The closeness with God I find in the Body of Christ, the deep longing in my soul for more and the delight I want to take in him is what I crave more of, on a level I can't put into words that would adequately describe it. I want to be the sort of man who in all things fully fits the concept of the title I put on this blog. It's easy for me to take pleasure in God when things are good and I'm working and can pay my bills. As terrible as the idea sounds, I pray that God will mold me into a man who can be faced with the greatest loss of his life--whatever that may be--and in that moment find his greatest joy, his only real joy, in knowing that God is still in control, that His hand is still guiding everything and that there is nothing that happens no matter how difficult or painful that does not work for the best. I don't know what that is going to look like in my life...I have to be honest, I'm afraid to find out. But that is the sort of man I know I want to be, more than anything else, and I pray for the strength to know that day and to know on that day that God is great, that He is good and does good, and that He is more valuable than anything.
What then? Shall we sin because we are not under law but under grace? By no means! Don't you know that when you offer yourselves to someone to obey him as slaves, you are slaves to the one whom you obey—whether you are slaves to sin, which leads to death, or to obedience, which leads to righteousness?
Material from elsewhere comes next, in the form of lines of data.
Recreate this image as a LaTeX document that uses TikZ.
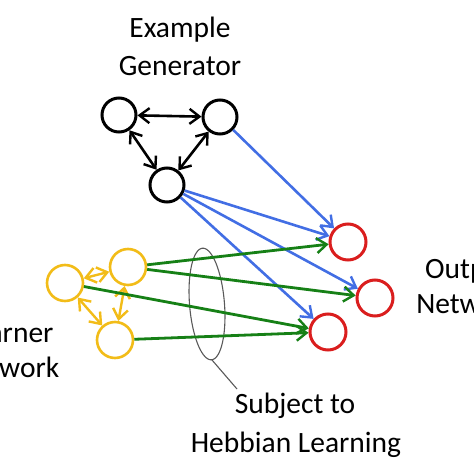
\documentclass[tikz,border=0pt]{standalone}
\usepackage{fontspec}
\setmainfont{Carlito}
\usetikzlibrary{arrows.meta}
\definecolor{eblue}{RGB}{66,110,228}
\definecolor{ered}{RGB}{218,30,30}
\definecolor{eyellow}{RGB}{242,188,24}
\definecolor{egreen}{RGB}{22,128,22}
\begin{document}
\begin{tikzpicture}[x=1pt,y=-1pt,
  circ/.style={circle,draw,inner sep=0pt,line width=3pt,fill=white},
  bnode/.style={circ,draw=black,minimum size=34pt},
  ynode/.style={circ,draw=eyellow,line width=2.6pt,minimum size=36pt},
  rnode/.style={circ,draw=ered,minimum size=36pt},
  tip/.style={-{Straight Barb[length=10pt,width=15pt,line width=2.4pt]}},
  dtip/.style={{Straight Barb[length=10pt,width=15pt,line width=2.4pt]}-{Straight Barb[length=10pt,width=15pt,line width=2.4pt]}},
  blk/.style={dtip,draw=black,line width=2.6pt},
  yel/.style={dtip,draw=eyellow,line width=2.4pt},
  blu/.style={tip,draw=eblue,line width=2.6pt},
  grn/.style={tip,draw=egreen,line width=2.8pt},
  lbl/.style={anchor=base,inner sep=0pt,font=\fontsize{29.5}{36}\selectfont}]
\clip (0,0) rectangle (474,474);
% ellipse marking connections
\draw[gray!70!black,line width=1.1pt] plot[domain=0:360,samples=72,smooth cycle,variable=\t]
  ({207+17.4*cos(\t)+4.5*sin(\t)},{304-1.4*cos(\t)+55.8*sin(\t)});
\coordinate (eb) at (212,360);
\coordinate (ee) at (237,389);
\draw[gray!70!black,line width=1.1pt] (eb) -- (ee);
\node[bnode] (g1) at (119,115) {};
\node[bnode] (g2) at (220,117) {};
\node[bnode] (g3) at (167,185) {};
\node[ynode] (l1) at (65,283) {};
\node[ynode] (l2) at (128,267) {};
\node[ynode] (l3) at (115,340) {};
\node[rnode] (o1) at (348,242) {};
\node[rnode] (o2) at (375,298) {};
\node[rnode] (o3) at (328,332) {};
% black
\draw[blk] (g1) -- (g2);
\draw[blk] (g1) -- (g3);
\draw[blk] (g2) -- (g3);
% yellow
\draw[yel] (l1) -- (l2);
\draw[yel] (l1) -- (l3);
\draw[yel] (l2) -- (l3);
% blue
\draw[blu] (g2) -- (o1);
\draw[blu] (g3) -- (o1);
\draw[blu] (g3) -- (o2);
\draw[blu] (g3) -- (o3);
% green
\draw[grn] (l2) -- (o1);
\draw[grn] (l2) -- (o2);
\draw[grn] (l1) -- (o3);
\draw[grn] (l3) -- (o3);
% labels
\node[lbl] (eg1) at (180,37) {Example};
\node[lbl] (eg2) at (180,75) {Generator};
\node[lbl] (ln1) at (7.5,342) {Learner};
\node[lbl] (ln2) at (7.5,377) {Network};
\node[lbl] (on1) at (468,278) {Output};
\node[lbl] (on2) at (468,313) {Network};
\node[lbl] (hb1) at (295,413) {Subject to};
\node[lbl] (hb2) at (296,452) {Hebbian Learning};
\end{tikzpicture}
\end{document}
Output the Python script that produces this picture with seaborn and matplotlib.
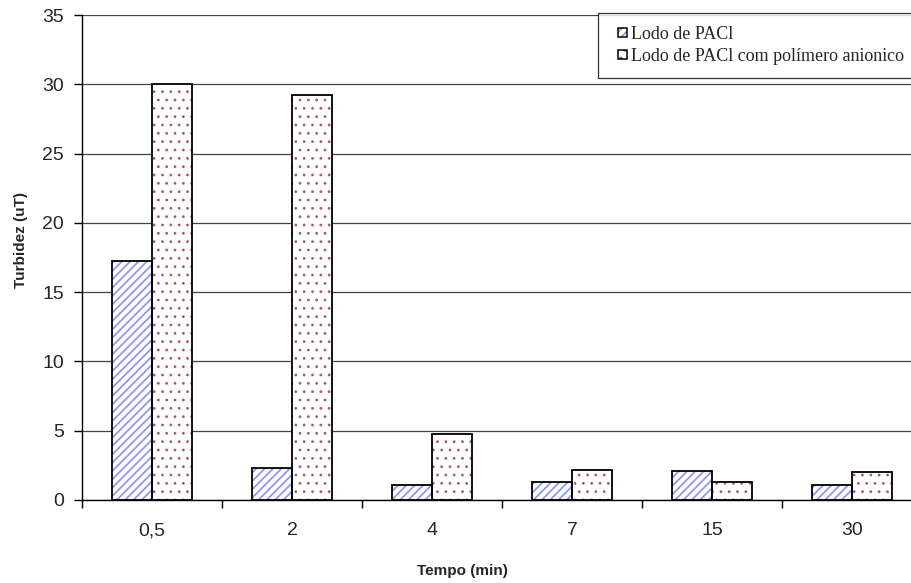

But thanks be to God that, though you used to be slaves to sin, you wholeheartedly obeyed the form of teaching to which you were entrusted. You have been set free from sin and have become slaves to righteousness.I put this in human terms because you are weak in your natural selves. Just as you used to offer the parts of your body in slavery to impurity and to ever-increasing wickedness, so now offer them in slavery to righteousness leading to holiness. When you were slaves to sin, you were free from the control of righteousness. What benefit did you reap at that time from the things you are now ashamed of? Those things result in death! But now that you have been set free from sin and have become slaves to God, the benefit you reap leads to holiness, and the result is eternal life. For the wages of sin is death, but the gift of God is eternal life in Christ Jesus our Lord. (Romans 6:15-23)
As a deer pants for flowing streams,
so pants my soul for you, O God.
My soul thirsts for God,
for the living God.
When shall I come and appear before God? My tears have been my food
day and night,
while they say to me all the day long,
"Where is your God?"
These things I remember,
as I pour out my soul:
how I would go with the throng
and lead them in procession to the house of God
with glad shouts and songs of praise,
a multitude keeping festival.Why are you cast down, O my soul,
and why are you in turmoil within me?